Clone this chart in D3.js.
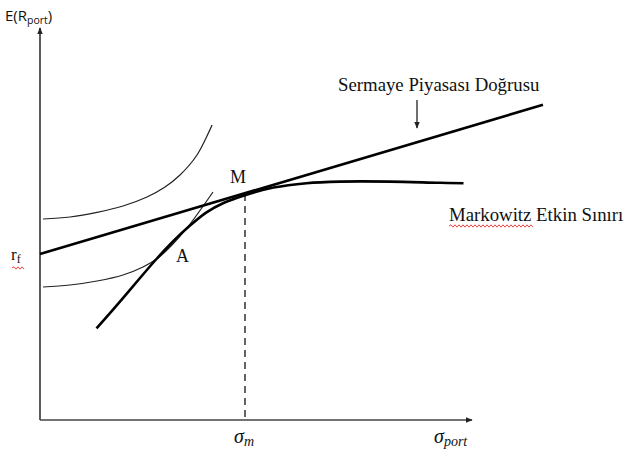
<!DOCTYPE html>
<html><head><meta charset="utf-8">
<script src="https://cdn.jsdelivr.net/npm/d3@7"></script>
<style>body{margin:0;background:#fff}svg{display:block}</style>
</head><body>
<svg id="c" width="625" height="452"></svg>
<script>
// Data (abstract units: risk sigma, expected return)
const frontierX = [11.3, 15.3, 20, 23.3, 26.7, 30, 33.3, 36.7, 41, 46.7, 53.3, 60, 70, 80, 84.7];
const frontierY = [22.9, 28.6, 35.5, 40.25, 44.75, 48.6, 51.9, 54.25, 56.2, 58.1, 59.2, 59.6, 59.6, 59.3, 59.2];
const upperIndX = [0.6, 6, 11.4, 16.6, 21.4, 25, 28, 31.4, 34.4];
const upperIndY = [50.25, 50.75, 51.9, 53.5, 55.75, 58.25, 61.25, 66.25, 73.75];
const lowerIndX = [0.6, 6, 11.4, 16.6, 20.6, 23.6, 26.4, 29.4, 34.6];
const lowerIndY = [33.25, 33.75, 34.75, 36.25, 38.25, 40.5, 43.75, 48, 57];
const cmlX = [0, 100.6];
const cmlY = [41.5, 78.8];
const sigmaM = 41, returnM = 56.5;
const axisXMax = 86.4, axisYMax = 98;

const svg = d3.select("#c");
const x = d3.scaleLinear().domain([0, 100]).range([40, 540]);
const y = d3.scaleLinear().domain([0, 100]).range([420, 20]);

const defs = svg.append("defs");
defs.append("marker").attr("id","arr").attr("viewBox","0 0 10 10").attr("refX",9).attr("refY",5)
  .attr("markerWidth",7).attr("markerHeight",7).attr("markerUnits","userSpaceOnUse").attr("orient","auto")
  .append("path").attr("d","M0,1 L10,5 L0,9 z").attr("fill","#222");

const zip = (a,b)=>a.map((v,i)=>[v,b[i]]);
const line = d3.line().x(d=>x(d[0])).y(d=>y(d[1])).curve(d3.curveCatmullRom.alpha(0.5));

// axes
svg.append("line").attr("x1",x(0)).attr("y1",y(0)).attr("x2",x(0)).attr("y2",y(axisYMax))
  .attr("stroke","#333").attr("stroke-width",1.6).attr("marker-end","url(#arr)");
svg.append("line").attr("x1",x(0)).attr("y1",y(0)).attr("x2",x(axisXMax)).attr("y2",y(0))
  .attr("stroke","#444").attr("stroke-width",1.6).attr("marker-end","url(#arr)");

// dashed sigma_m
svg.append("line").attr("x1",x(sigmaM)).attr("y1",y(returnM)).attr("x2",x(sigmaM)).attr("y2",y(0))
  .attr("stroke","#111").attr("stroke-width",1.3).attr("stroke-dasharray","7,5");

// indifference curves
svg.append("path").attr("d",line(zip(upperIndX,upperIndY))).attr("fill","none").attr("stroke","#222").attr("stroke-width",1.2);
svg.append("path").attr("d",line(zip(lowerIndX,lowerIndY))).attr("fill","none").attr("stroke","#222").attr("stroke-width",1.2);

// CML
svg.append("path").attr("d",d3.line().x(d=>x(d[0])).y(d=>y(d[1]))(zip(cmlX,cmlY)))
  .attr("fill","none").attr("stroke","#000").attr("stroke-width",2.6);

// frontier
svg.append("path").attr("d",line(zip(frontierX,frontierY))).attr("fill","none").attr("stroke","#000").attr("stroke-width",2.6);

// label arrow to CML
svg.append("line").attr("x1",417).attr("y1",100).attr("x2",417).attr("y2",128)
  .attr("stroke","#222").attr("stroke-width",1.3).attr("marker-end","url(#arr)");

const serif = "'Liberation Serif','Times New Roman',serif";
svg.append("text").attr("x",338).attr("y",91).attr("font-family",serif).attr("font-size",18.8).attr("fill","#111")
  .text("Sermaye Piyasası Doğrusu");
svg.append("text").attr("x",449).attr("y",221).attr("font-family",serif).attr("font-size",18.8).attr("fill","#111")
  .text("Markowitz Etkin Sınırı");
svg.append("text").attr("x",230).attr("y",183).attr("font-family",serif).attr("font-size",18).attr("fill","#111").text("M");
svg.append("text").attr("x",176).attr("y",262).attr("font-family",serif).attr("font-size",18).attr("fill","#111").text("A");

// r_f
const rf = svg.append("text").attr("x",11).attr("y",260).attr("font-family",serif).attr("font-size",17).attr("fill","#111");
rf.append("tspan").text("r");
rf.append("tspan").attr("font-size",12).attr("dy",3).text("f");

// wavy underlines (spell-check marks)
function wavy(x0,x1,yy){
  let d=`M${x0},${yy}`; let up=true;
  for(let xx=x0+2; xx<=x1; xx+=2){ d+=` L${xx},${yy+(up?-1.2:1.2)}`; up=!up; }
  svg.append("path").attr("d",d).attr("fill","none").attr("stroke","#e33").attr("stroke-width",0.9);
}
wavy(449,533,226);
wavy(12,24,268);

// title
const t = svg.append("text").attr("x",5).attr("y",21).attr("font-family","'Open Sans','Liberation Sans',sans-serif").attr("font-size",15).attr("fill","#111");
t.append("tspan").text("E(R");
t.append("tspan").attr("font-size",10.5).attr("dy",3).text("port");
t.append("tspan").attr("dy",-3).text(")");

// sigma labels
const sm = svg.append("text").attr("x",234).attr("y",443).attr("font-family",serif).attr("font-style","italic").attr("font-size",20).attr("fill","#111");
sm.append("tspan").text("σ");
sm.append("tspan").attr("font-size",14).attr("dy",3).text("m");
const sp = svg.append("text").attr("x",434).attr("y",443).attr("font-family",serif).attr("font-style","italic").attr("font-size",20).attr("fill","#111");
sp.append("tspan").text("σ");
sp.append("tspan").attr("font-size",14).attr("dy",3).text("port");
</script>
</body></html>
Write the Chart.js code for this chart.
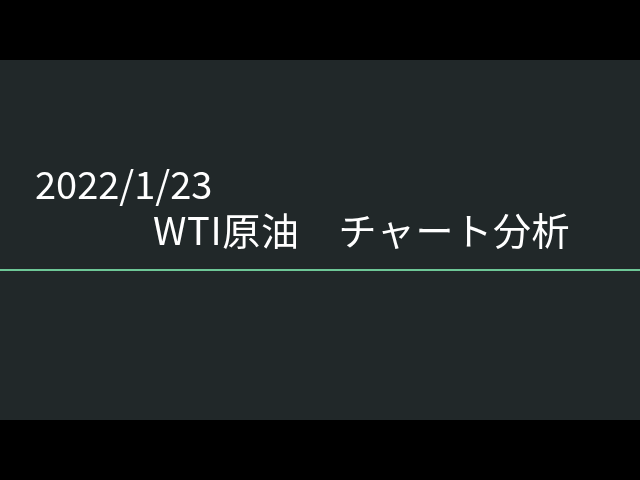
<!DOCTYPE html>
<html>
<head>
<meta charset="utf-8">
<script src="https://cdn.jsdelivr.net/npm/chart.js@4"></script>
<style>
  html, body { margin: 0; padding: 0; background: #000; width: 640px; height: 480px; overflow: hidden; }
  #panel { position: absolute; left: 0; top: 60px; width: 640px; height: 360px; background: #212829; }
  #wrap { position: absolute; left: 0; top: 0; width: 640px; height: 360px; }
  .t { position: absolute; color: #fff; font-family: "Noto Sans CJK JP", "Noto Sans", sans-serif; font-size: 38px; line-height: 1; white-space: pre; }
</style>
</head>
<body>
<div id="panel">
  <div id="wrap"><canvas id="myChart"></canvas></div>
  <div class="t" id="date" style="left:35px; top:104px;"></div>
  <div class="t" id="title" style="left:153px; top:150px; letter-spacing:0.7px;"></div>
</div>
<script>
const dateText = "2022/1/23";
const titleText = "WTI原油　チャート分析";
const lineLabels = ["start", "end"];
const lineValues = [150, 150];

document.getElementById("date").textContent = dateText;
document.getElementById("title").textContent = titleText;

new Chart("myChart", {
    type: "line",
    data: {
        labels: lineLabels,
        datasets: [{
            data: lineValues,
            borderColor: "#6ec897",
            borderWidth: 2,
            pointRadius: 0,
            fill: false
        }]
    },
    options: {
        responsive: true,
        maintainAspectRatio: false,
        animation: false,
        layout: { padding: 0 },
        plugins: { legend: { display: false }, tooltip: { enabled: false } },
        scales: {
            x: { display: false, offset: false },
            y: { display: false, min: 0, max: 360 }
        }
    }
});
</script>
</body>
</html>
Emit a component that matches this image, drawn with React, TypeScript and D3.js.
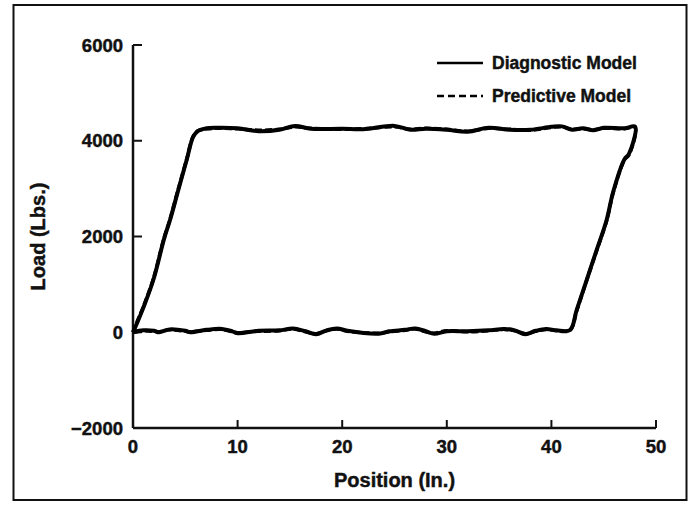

**WHAT YOU SHOULD DO**
Extract every line of the data exactly; pictures stay out.

**FULL ANSWER**
Clone this chart in D3.js.
<!DOCTYPE html>
<html><head><meta charset="utf-8">
<script src="https://cdn.jsdelivr.net/npm/d3@7"></script>
<style>body{margin:0;background:#fff}svg{display:block}</style>
</head><body>
<svg id="c" width="625" height="452"></svg>
<script>
// Data (abstract units: risk sigma, expected return)
const frontierX = [11.3, 15.3, 20, 23.3, 26.7, 30, 33.3, 36.7, 41, 46.7, 53.3, 60, 70, 80, 84.7];
const frontierY = [22.9, 28.6, 35.5, 40.25, 44.75, 48.6, 51.9, 54.25, 56.2, 58.1, 59.2, 59.6, 59.6, 59.3, 59.2];
const upperIndX = [0.6, 6, 11.4, 16.6, 21.4, 25, 28, 31.4, 34.4];
const upperIndY = [50.25, 50.75, 51.9, 53.5, 55.75, 58.25, 61.25, 66.25, 73.75];
const lowerIndX = [0.6, 6, 11.4, 16.6, 20.6, 23.6, 26.4, 29.4, 34.6];
const lowerIndY = [33.25, 33.75, 34.75, 36.25, 38.25, 40.5, 43.75, 48, 57];
const cmlX = [0, 100.6];
const cmlY = [41.5, 78.8];
const sigmaM = 41, returnM = 56.5;
const axisXMax = 86.4, axisYMax = 98;

const svg = d3.select("#c");
const x = d3.scaleLinear().domain([0, 100]).range([40, 540]);
const y = d3.scaleLinear().domain([0, 100]).range([420, 20]);

const defs = svg.append("defs");
defs.append("marker").attr("id","arr").attr("viewBox","0 0 10 10").attr("refX",9).attr("refY",5)
  .attr("markerWidth",7).attr("markerHeight",7).attr("markerUnits","userSpaceOnUse").attr("orient","auto")
  .append("path").attr("d","M0,1 L10,5 L0,9 z").attr("fill","#222");

const zip = (a,b)=>a.map((v,i)=>[v,b[i]]);
const line = d3.line().x(d=>x(d[0])).y(d=>y(d[1])).curve(d3.curveCatmullRom.alpha(0.5));

// axes
svg.append("line").attr("x1",x(0)).attr("y1",y(0)).attr("x2",x(0)).attr("y2",y(axisYMax))
  .attr("stroke","#333").attr("stroke-width",1.6).attr("marker-end","url(#arr)");
svg.append("line").attr("x1",x(0)).attr("y1",y(0)).attr("x2",x(axisXMax)).attr("y2",y(0))
  .attr("stroke","#444").attr("stroke-width",1.6).attr("marker-end","url(#arr)");

// dashed sigma_m
svg.append("line").attr("x1",x(sigmaM)).attr("y1",y(returnM)).attr("x2",x(sigmaM)).attr("y2",y(0))
  .attr("stroke","#111").attr("stroke-width",1.3).attr("stroke-dasharray","7,5");

// indifference curves
svg.append("path").attr("d",line(zip(upperIndX,upperIndY))).attr("fill","none").attr("stroke","#222").attr("stroke-width",1.2);
svg.append("path").attr("d",line(zip(lowerIndX,lowerIndY))).attr("fill","none").attr("stroke","#222").attr("stroke-width",1.2);

// CML
svg.append("path").attr("d",d3.line().x(d=>x(d[0])).y(d=>y(d[1]))(zip(cmlX,cmlY)))
  .attr("fill","none").attr("stroke","#000").attr("stroke-width",2.6);

// frontier
svg.append("path").attr("d",line(zip(frontierX,frontierY))).attr("fill","none").attr("stroke","#000").attr("stroke-width",2.6);

// label arrow to CML
svg.append("line").attr("x1",417).attr("y1",100).attr("x2",417).attr("y2",128)
  .attr("stroke","#222").attr("stroke-width",1.3).attr("marker-end","url(#arr)");

const serif = "'Liberation Serif','Times New Roman',serif";
svg.append("text").attr("x",338).attr("y",91).attr("font-family",serif).attr("font-size",18.8).attr("fill","#111")
  .text("Sermaye Piyasası Doğrusu");
svg.append("text").attr("x",449).attr("y",221).attr("font-family",serif).attr("font-size",18.8).attr("fill","#111")
  .text("Markowitz Etkin Sınırı");
svg.append("text").attr("x",230).attr("y",183).attr("font-family",serif).attr("font-size",18).attr("fill","#111").text("M");
svg.append("text").attr("x",176).attr("y",262).attr("font-family",serif).attr("font-size",18).attr("fill","#111").text("A");

// r_f
const rf = svg.append("text").attr("x",11).attr("y",260).attr("font-family",serif).attr("font-size",17).attr("fill","#111");
rf.append("tspan").text("r");
rf.append("tspan").attr("font-size",12).attr("dy",3).text("f");

// wavy underlines (spell-check marks)
function wavy(x0,x1,yy){
  let d=`M${x0},${yy}`; let up=true;
  for(let xx=x0+2; xx<=x1; xx+=2){ d+=` L${xx},${yy+(up?-1.2:1.2)}`; up=!up; }
  svg.append("path").attr("d",d).attr("fill","none").attr("stroke","#e33").attr("stroke-width",0.9);
}
wavy(449,533,226);
wavy(12,24,268);

// title
const t = svg.append("text").attr("x",5).attr("y",21).attr("font-family","'Open Sans','Liberation Sans',sans-serif").attr("font-size",15).attr("fill","#111");
t.append("tspan").text("E(R");
t.append("tspan").attr("font-size",10.5).attr("dy",3).text("port");
t.append("tspan").attr("dy",-3).text(")");

// sigma labels
const sm = svg.append("text").attr("x",234).attr("y",443).attr("font-family",serif).attr("font-style","italic").attr("font-size",20).attr("fill","#111");
sm.append("tspan").text("σ");
sm.append("tspan").attr("font-size",14).attr("dy",3).text("m");
const sp = svg.append("text").attr("x",434).attr("y",443).attr("font-family",serif).attr("font-style","italic").attr("font-size",20).attr("fill","#111");
sp.append("tspan").text("σ");
sp.append("tspan").attr("font-size",14).attr("dy",3).text("port");
</script>
</body></html>
Write the Chart.js code for this chart.
<!DOCTYPE html>
<html>
<head>
<meta charset="utf-8">
<script src="https://cdn.jsdelivr.net/npm/chart.js@4"></script>
<style>
  html, body { margin: 0; padding: 0; background: #000; width: 640px; height: 480px; overflow: hidden; }
  #panel { position: absolute; left: 0; top: 60px; width: 640px; height: 360px; background: #212829; }
  #wrap { position: absolute; left: 0; top: 0; width: 640px; height: 360px; }
  .t { position: absolute; color: #fff; font-family: "Noto Sans CJK JP", "Noto Sans", sans-serif; font-size: 38px; line-height: 1; white-space: pre; }
</style>
</head>
<body>
<div id="panel">
  <div id="wrap"><canvas id="myChart"></canvas></div>
  <div class="t" id="date" style="left:35px; top:104px;"></div>
  <div class="t" id="title" style="left:153px; top:150px; letter-spacing:0.7px;"></div>
</div>
<script>
const dateText = "2022/1/23";
const titleText = "WTI原油　チャート分析";
const lineLabels = ["start", "end"];
const lineValues = [150, 150];

document.getElementById("date").textContent = dateText;
document.getElementById("title").textContent = titleText;

new Chart("myChart", {
    type: "line",
    data: {
        labels: lineLabels,
        datasets: [{
            data: lineValues,
            borderColor: "#6ec897",
            borderWidth: 2,
            pointRadius: 0,
            fill: false
        }]
    },
    options: {
        responsive: true,
        maintainAspectRatio: false,
        animation: false,
        layout: { padding: 0 },
        plugins: { legend: { display: false }, tooltip: { enabled: false } },
        scales: {
            x: { display: false, offset: false },
            y: { display: false, min: 0, max: 360 }
        }
    }
});
</script>
</body>
</html>
Emit a component that matches this image, drawn with React, TypeScript and D3.js.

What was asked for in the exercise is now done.